Re: Re: Civil Rights Movement

Candida Ellis (
Thu, 11 Apr 1996 14:43:30 -0400

As a veteran of both the early 60's Civil Rights Movement and of the
later new left (which spearheaded most of the anti-war actions) I cannot
imagine that any knowledgeable individual could doubt that both ideology
and leadership for the anti-war struggle (and the many other political
struggles of the era) came from the civil rights struggle. Of course,
civil rights had been heating up for sometime before the sixties dawned.
Televised demonstrations (such as Bull Connor's assault on schoolchildren
with fire hoses) radicalized middle class white Americans, softening
their resistance to the mere idea of rebellion. Moreover, the
repressiveness of the 50s cannot be discounted as a significant catalyst
for the rebellions of the 60s.
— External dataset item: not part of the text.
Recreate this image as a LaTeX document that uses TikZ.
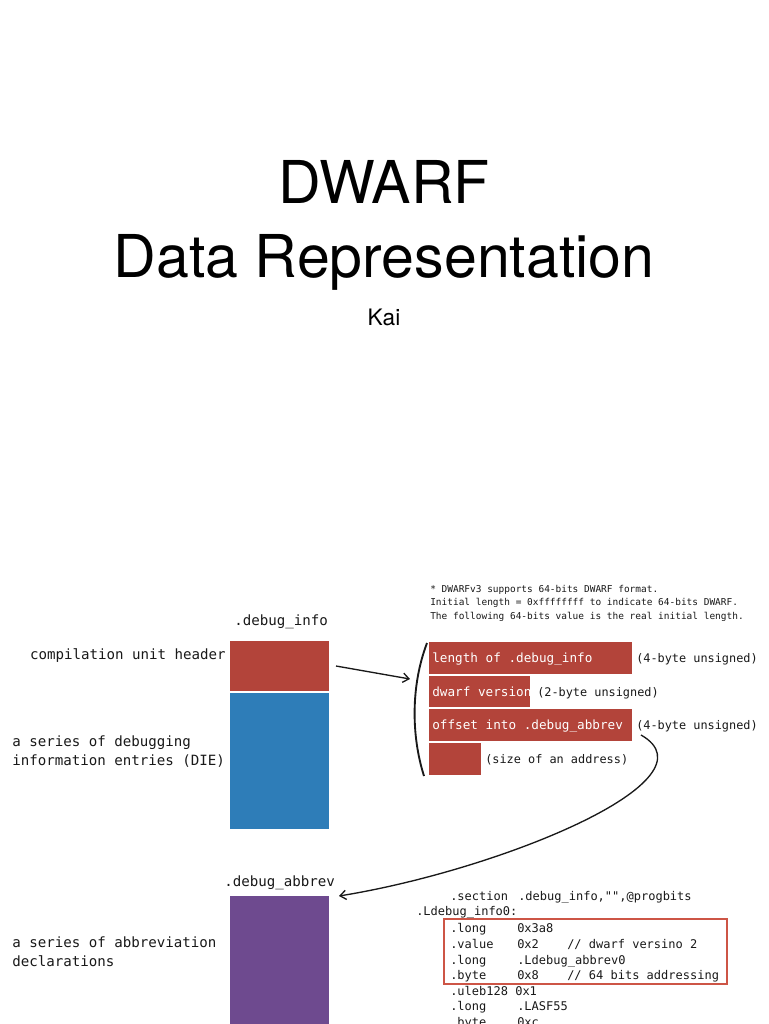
\documentclass[tikz,border=0pt]{standalone}
\usepackage{fontspec}
\setmainfont{TeX Gyre Heros}
\setmonofont{DejaVu Sans Mono}
\usetikzlibrary{arrows.meta}
\definecolor{fieldred}{RGB}{179,68,58}
\definecolor{dieblue}{RGB}{46,125,184}
\definecolor{abbrpurple}{RGB}{110,74,143}
\definecolor{hlred}{RGB}{205,85,70}
\definecolor{ink}{RGB}{25,25,25}
\begin{document}
\begin{tikzpicture}[x=0.75pt,y=-0.75pt,
  blk/.style={inner sep=0pt, outer sep=0pt, anchor=north west},
  lbl/.style={inner sep=0pt, anchor=base west, text=ink, font=\ttfamily\fontsize{10.6pt}{12pt}\selectfont},
  lblr/.style={lbl, anchor=base east},
  note/.style={inner sep=0pt, anchor=base west, text=ink, font=\ttfamily\fontsize{7.1pt}{9pt}\selectfont},
  fld/.style={inner sep=0pt, anchor=base west, text=white, font=\ttfamily\fontsize{9.5pt}{11pt}\selectfont},
  par/.style={inner sep=0pt, anchor=base west, text=ink, font=\ttfamily\fontsize{8.9pt}{11pt}\selectfont},
  code/.style={inner sep=0pt, anchor=base west, text=ink, font=\ttfamily\fontsize{9pt}{11pt}\selectfont},
  arr/.style={line width=1pt, ink, -{Straight Barb[length=4.5pt,width=7pt]}},
  title/.style={inner sep=0pt, anchor=base, text=black, font=\fontsize{44.3pt}{50pt}\selectfont}
]
\clip (0,0) rectangle (768,1024);
\fill[white] (0,0) rectangle (768,1024);

% title
\node[title] (t1) at (384,203) {DWARF};
\node[title] (t2) at (384,277) {Data Representation};
\node[title, font=\fontsize{17pt}{20pt}\selectfont] (t3) at (384,325) {Kai};

% note
\node[note] (n1) at (430,592) {* DWARFv3 supports 64-bits DWARF format.};
\node[note] (n2) at (430,605.5) {Initial length = 0xffffffff to indicate 64-bits DWARF.};
\node[note] (n3) at (430,619) {The following 64-bits value is the real initial length.};

% .debug_info section
\node[lbl] (dilbl) at (234,625) {.debug\_info};
\node[blk, fill=fieldred, minimum width=99*0.75pt, minimum height=50*0.75pt] (cuh) at (230,641) {};
\node[blk, fill=dieblue, minimum width=99*0.75pt, minimum height=136*0.75pt] (die) at (230,693) {};
\node[lblr] (cuhlbl) at (226,659) {compilation unit header};
\node[lbl] (dielbl1) at (12,746.7) {a series of debugging};
\node[lbl] (dielbl2) at (12,765.7) {information entries (DIE)};

% header fields
\node[blk, fill=fieldred, minimum width=203*0.75pt, minimum height=32*0.75pt] (f1) at (429,642) {};
\node[blk, fill=fieldred, minimum width=101*0.75pt, minimum height=31*0.75pt] (f2) at (429,676) {};
\node[blk, fill=fieldred, minimum width=203*0.75pt, minimum height=32*0.75pt] (f3) at (429,709) {};
\node[blk, fill=fieldred, minimum width=52*0.75pt, minimum height=32*0.75pt] (f4) at (429,743) {};
\node[fld] (f1t) at (432,662) {length of .debug\_info};
\node[fld] (f2t) at (432,696) {dwarf version};
\node[fld] (f3t) at (432,729.5) {offset into .debug\_abbrev};
\node[par] (p1) at (636,662) {(4-byte unsigned)};
\node[par] (p2) at (537,696) {(2-byte unsigned)};
\node[par] (p3) at (636,729.5) {(4-byte unsigned)};
\node[par] (p4) at (485,763) {(size of an address)};

% bracket
\draw[line width=1.4pt, ink] (427,643) .. controls (411,685) and (411,735) .. (424,776);
\coordinate (brk) at (410,679);
\draw[arr] ([xshift=7*0.75pt]cuh.east) -- (brk);

% .debug_abbrev section
\node[lbl] (ablbl) at (224,886.7) {.debug\_abbrev};
\node[blk, fill=abbrpurple, minimum width=99*0.75pt, minimum height=140*0.75pt] (abbr) at (230,896) {};
\node[lbl] (ablbl1) at (12,947.3) {a series of abbreviation};
\node[lbl] (ablbl2) at (12,966.7) {declarations};

% curved arrow
\coordinate (cs) at (641,735);
\draw[arr] (cs) .. controls (720,780) and (500,870) .. ([xshift=10*0.75pt]abbr.north east);

% code
\node[blk, draw=hlred, line width=0.8pt, minimum width=283*0.75pt, minimum height=65*0.75pt] (hl) at (444,919) {};
\node[code] (c1a) at (450,900) {.section};
\node[code] (c1b) at (518,900) {.debug\_info,"",@progbits};
\node[code] (c2) at (416,915.7) {.Ldebug\_info0:};
\node[code] (c3a) at (450,932) {.long};
\node[code] (c3b) at (517,932) {0x3a8};
\node[code] (c4a) at (450,948) {.value};
\node[code] (c4b) at (517,948) {0x2};
\node[code] (c4c) at (567,948) {// dwarf versino 2};
\node[code] (c5a) at (450,964) {.long};
\node[code] (c5b) at (517,964) {.Ldebug\_abbrev0};
\node[code] (c6a) at (450,979.5) {.byte};
\node[code] (c6b) at (517,979.5) {0x8};
\node[code] (c6c) at (567,979.5) {// 64 bits addressing};
\node[code] (c7) at (450,995) {.uleb128 0x1};
\node[code] (c8a) at (450,1010.7) {.long};
\node[code] (c8b) at (517,1010.7) {.LASF55};
\node[code] (c9a) at (450,1026.5) {.byte};
\node[code] (c9b) at (517,1026.5) {0xc};
\end{tikzpicture}
\end{document}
Anyone who grew up in the 50s, and
perhaps women in particular, can testify to the stultifying sameness of
dress, speech and behavior and the climate of fear, apart from the
horrors of McCarthyism, that attended all behavior not sanctioned by
fundamental "C hristian" values.

Finally, the disproportionate drafting of young black men who had been
given support for their own alienation from racist America by the public
displays of resistance to racism, created a climate of radicalism within
the armed forces. Such a climate enabled both the ideological struggles
back home and the direct resistance abroad. Fragging, for example, while
undoubtedly not new to military service, had never been openly
acknowledged prior to the dramatic increase in indefensibly young black
men of the service. (That was the genocide that preceded modern
slaughter of young black men; where there's a will to wipe out a race,
there's always a way.)

Speaking of which, the veritable ignorance of those who did not live
through the sixties about the nature of political thinking and actions
and their origins in the fertile soil of racism and resistance to racism
symptomizes another way of wiping out a race. The film "Birth of a
Nation" does not focus on racial oppression incientally; racists have
always understood the centrality of racism to the development of this nation.